Restate the whole of the material. Keep every word, and drop the pictures.

◇ ◇ ◇

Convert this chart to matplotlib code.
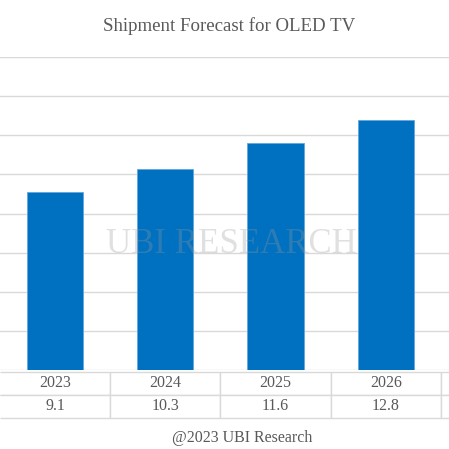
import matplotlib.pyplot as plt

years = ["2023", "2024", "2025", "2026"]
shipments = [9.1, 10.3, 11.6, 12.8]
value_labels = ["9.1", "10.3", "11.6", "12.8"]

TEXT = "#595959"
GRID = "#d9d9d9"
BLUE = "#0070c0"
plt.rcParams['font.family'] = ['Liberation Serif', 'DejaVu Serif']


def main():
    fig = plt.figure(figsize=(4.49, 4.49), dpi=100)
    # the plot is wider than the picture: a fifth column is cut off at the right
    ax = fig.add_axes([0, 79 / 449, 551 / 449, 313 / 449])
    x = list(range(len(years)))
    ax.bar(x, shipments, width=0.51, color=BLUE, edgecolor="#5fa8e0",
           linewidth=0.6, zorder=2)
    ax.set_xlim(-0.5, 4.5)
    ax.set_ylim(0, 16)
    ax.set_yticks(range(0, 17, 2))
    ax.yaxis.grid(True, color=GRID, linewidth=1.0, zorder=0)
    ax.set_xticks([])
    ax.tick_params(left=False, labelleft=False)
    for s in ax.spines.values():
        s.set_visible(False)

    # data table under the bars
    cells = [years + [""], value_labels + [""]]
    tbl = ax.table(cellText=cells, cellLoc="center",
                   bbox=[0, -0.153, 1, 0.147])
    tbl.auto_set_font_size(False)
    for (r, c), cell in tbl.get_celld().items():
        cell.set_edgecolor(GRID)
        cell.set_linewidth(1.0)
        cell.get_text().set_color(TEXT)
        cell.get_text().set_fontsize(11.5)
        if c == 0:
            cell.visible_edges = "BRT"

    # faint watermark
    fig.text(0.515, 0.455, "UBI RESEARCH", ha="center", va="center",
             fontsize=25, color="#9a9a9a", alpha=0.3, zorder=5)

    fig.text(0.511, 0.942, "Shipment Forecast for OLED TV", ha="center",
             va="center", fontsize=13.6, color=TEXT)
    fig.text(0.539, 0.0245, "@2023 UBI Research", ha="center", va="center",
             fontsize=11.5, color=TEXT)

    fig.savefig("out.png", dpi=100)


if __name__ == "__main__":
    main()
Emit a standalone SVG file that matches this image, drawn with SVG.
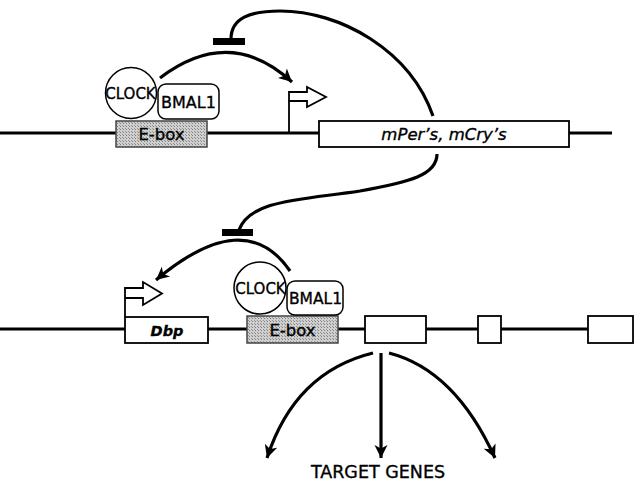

◇ ◇ ◇

Expected output
Convert this chart to matplotlib code.
import matplotlib.pyplot as plt

years = ["2023", "2024", "2025", "2026"]
shipments = [9.1, 10.3, 11.6, 12.8]
value_labels = ["9.1", "10.3", "11.6", "12.8"]

TEXT = "#595959"
GRID = "#d9d9d9"
BLUE = "#0070c0"
plt.rcParams['font.family'] = ['Liberation Serif', 'DejaVu Serif']


def main():
    fig = plt.figure(figsize=(4.49, 4.49), dpi=100)
    # the plot is wider than the picture: a fifth column is cut off at the right
    ax = fig.add_axes([0, 79 / 449, 551 / 449, 313 / 449])
    x = list(range(len(years)))
    ax.bar(x, shipments, width=0.51, color=BLUE, edgecolor="#5fa8e0",
           linewidth=0.6, zorder=2)
    ax.set_xlim(-0.5, 4.5)
    ax.set_ylim(0, 16)
    ax.set_yticks(range(0, 17, 2))
    ax.yaxis.grid(True, color=GRID, linewidth=1.0, zorder=0)
    ax.set_xticks([])
    ax.tick_params(left=False, labelleft=False)
    for s in ax.spines.values():
        s.set_visible(False)

    # data table under the bars
    cells = [years + [""], value_labels + [""]]
    tbl = ax.table(cellText=cells, cellLoc="center",
                   bbox=[0, -0.153, 1, 0.147])
    tbl.auto_set_font_size(False)
    for (r, c), cell in tbl.get_celld().items():
        cell.set_edgecolor(GRID)
        cell.set_linewidth(1.0)
        cell.get_text().set_color(TEXT)
        cell.get_text().set_fontsize(11.5)
        if c == 0:
            cell.visible_edges = "BRT"

    # faint watermark
    fig.text(0.515, 0.455, "UBI RESEARCH", ha="center", va="center",
             fontsize=25, color="#9a9a9a", alpha=0.3, zorder=5)

    fig.text(0.511, 0.942, "Shipment Forecast for OLED TV", ha="center",
             va="center", fontsize=13.6, color=TEXT)
    fig.text(0.539, 0.0245, "@2023 UBI Research", ha="center", va="center",
             fontsize=11.5, color=TEXT)

    fig.savefig("out.png", dpi=100)


if __name__ == "__main__":
    main()
Emit a standalone SVG file that matches this image, drawn with SVG.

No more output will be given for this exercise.